One of China's leading Buddhist academies is using new technology to continue its age-old mission. Cui Jia and Palden Nyima report from Shigatse, Tibet autonomous region.

Editor's note: This is the seventh story in a series about the Tibet autonomous region, focusing on the area's history, poverty alleviation measures and the cultural and business sectors.

Dawa cast a stern look at some young monks at Tashilhunpo Monastery in the Tibet autonomous region, who were sitting on the stairs playing with their mobile phones.

The senior lama continued walking toward the Tsogchen Hall, aka the Great Chanting Hall, a legendary place for Tibetan Buddhists, where a scripture recital was due to begin.

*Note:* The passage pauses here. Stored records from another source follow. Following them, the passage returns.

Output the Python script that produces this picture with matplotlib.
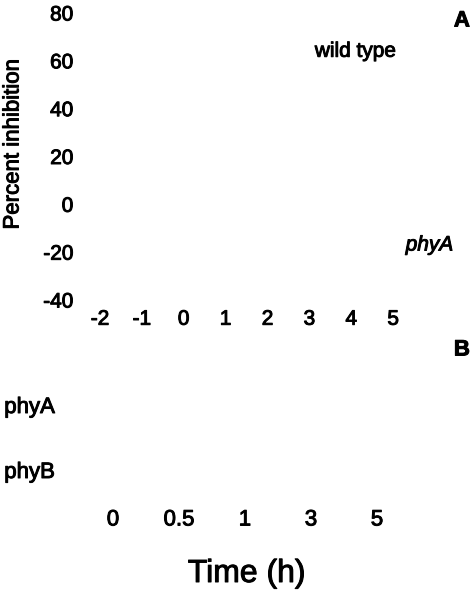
import matplotlib
matplotlib.use('Agg')
from matplotlib import pyplot as plt
from matplotlib import patheffects as pe

# panel A axis values
a_xticks = [-2, -1, 0, 1, 2, 3, 4, 5]
a_yticks = [-40, -20, 0, 20, 40, 60, 80]
a_series = ['wild type', 'phyA']

# panel B (blot rows and time points)
b_rows = ['phyB', 'phyA']
b_times = ['0', '0.5', '1', '3', '5']

W, H = 474, 594
plt.rcParams['font.family'] = ['Liberation Sans', 'DejaVu Sans']
fig = plt.figure(figsize=(W / 100, H / 100), dpi=100)

# scanned figure: strokes look a bit heavier than plain Arial
heavy = [pe.withStroke(linewidth=0.7, foreground='black')]


def px_axes(left, top, right, bottom):
    return fig.add_axes([left / W, (H - bottom) / H, (right - left) / W, (bottom - top) / H])


def strip(ax):
    for s in ax.spines.values():
        s.set_visible(False)
    ax.tick_params(length=0)
    ax.patch.set_alpha(0)


# --- panel A
ax1 = px_axes(79, 13, 456, 300)
strip(ax1)
ax1.set_xlim(-2.5, 6.5)
ax1.set_ylim(-40, 80)
ax1.set_xticks(a_xticks)
ax1.set_xticklabels([str(v) for v in a_xticks], fontsize=15)
ax1.set_yticks(a_yticks)
ax1.set_yticklabels([str(v) for v in a_yticks], fontsize=15)
ax1.tick_params(axis='y', pad=4)
ax1.tick_params(axis='x', pad=7)
ax1.text(4.1, 64, a_series[0], fontsize=15, ha='center', va='center')
ax1.text(5.3, -17, a_series[1], fontsize=15, ha='left', va='center', style='italic')
fig.text(13 / W, 1 - 144 / H, 'Percent inhibition', rotation=90, fontsize=16,
         ha='center', va='center')
fig.text(470 / W, 1 - 21 / H, 'A', fontsize=16, fontweight='bold', ha='right', va='center')

# --- panel B
ax2 = px_axes(80, 372.5, 410, 502.5)
strip(ax2)
ax2.set_xlim(-0.5, len(b_times) - 0.5)
ax2.set_ylim(-0.5, 1.5)
ax2.set_xticks(range(len(b_times)))
ax2.set_xticklabels(b_times, fontsize=16)
ax2.set_yticks(range(len(b_rows)))
ax2.set_yticklabels(b_rows, fontsize=16)
ax2.tick_params(axis='y', pad=18)
ax2.tick_params(axis='x', pad=5)
fig.text(247 / W, 1 - 574 / H, 'Time (h)', fontsize=23, ha='center', va='center')
fig.text(470 / W, 1 - 350 / H, 'B', fontsize=16, fontweight='bold', ha='right', va='center')

for t in fig.findobj(matplotlib.text.Text):
    t.set_path_effects(heavy)

plt.savefig('out.png', dpi=100)
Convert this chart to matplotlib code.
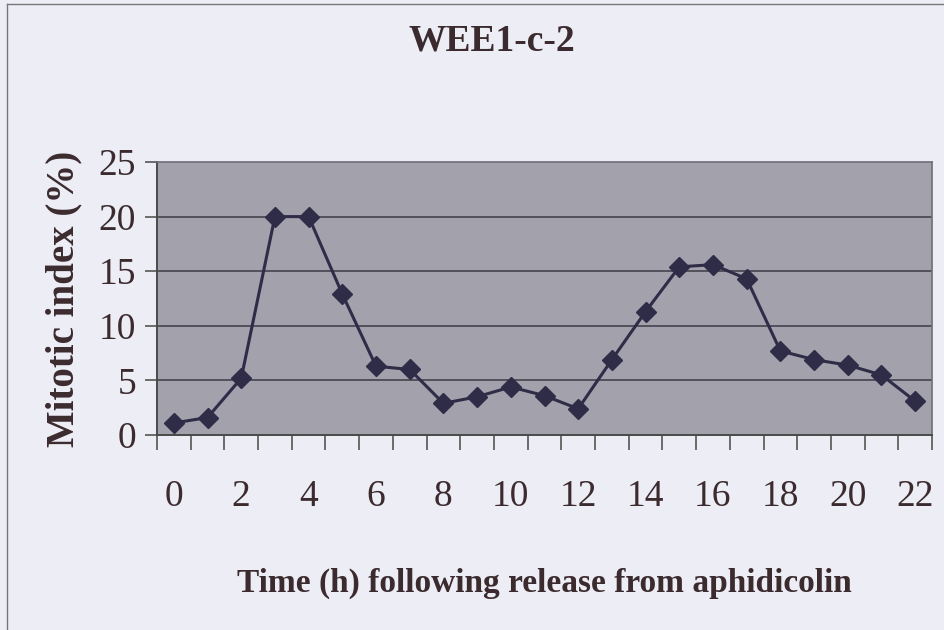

Smartphones meet sutras at ancient monastery

A novice enters Tashilhunpo, the residential monastery for the Panchen Lama, in Shigatse, Tibet autonomous region. Photos by Zhu Xingxin / China Daily

Dawa's silent message saw the young, scarlet-robed lamas quickly put on their yellow hats, shaped like a rooster's comb, and rush to the hall. It is one of the oldest buildings in the monastery, one of the religion's leading academies, which was erected by the first Dalai Lama in 1447.

"I am letting them off. After all, it's break time," said the 39-year-old follower of Tsongkhapa, the founder of the Gelug sect of Tibetan Buddhism, as he watched the young monks take off their shoes and prepare for the scripture session.

"They would be punished if they were caught using their phones in the hall, where they must learn about Tibetan Buddhism in the most traditional way. This has been preserved in Tashilhunpo for hundreds of years."

Dawa had his first glimpse of the recital, which takes place daily, when he arrived at the monastery at age 10.

Tashilhunpo straddles the Niseri Mountain in Tibet's Shigatse city; the golden-roofed temples sit near the top, while the four dratsangs (schools) occupy the middle and the lamas' quarters lie at the foot.

The center also provides rooms for the Panchen Lama, one of the most important figures in the Gelug sect, who visits regularly.

The visual impact of the thick windows and door frames, black against the scarlet and white walls, the chimes of bells hanging from the roofs of the temples and the incense smoke lingering in the air quickly draw outsiders into the world of Tibetan Buddhism.